Question

(a) Compute the voltage at $$25^{\circ} \mathrm{C}$$ of an electrochemical cell consisting of pure lead immersed in a $$5 \times 10^{-2} M$$ solution of $$\mathrm{Pb}^{2+}$$ ions and pure tin in a $$0.25 M$$ solution of $$\mathrm{Sn}^{2+}$$ ions. (b) Write the spontaneous electrochemical reaction.

Answer

## Question1.a:

**step1 Identify Standard Electrode Potentials**

To determine the cell voltage, we first need the standard electrode potentials for the half-reactions involving lead and tin. These values are typically found in standard electrochemical tables.

$$ \mathrm{Pb}^{2+}(aq) + 2e^- \rightleftharpoons \mathrm{Pb}(s) \quad E^\circ_{\mathrm{Pb}^{2+}/\mathrm{Pb}} = -0.13 \text{ V} $$

$$ \mathrm{Sn}^{2+}(aq) + 2e^- \rightleftharpoons \mathrm{Sn}(s) \quad E^\circ_{\mathrm{Sn}^{2+}/\mathrm{Sn}} = -0.14 \text{ V} $$

**step2 Determine Standard Cell Potential**

The standard cell potential ($$E^\circ_{cell}$$) is calculated by subtracting the standard reduction potential of the anode (oxidation half-reaction) from that of the cathode (reduction half-reaction).
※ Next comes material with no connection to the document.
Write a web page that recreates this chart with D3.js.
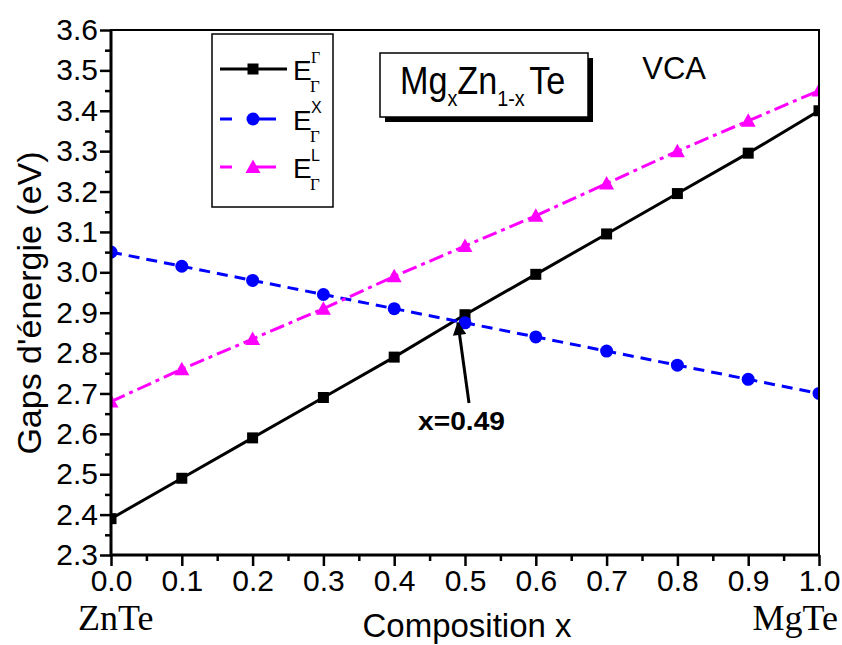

The species with the more positive (or less negative) standard reduction potential will be reduced (cathode), and the other will be oxidized (anode).

In this case, $$E^\circ_{\mathrm{Pb}^{2+}/\mathrm{Pb}}$$ (-0.13 V) is less negative than $$E^\circ_{\mathrm{Sn}^{2+}/\mathrm{Sn}}$$ (-0.14 V), meaning lead ions are more easily reduced than tin ions. Therefore, lead will be reduced at the cathode, and tin will be oxidized at the anode, under standard conditions.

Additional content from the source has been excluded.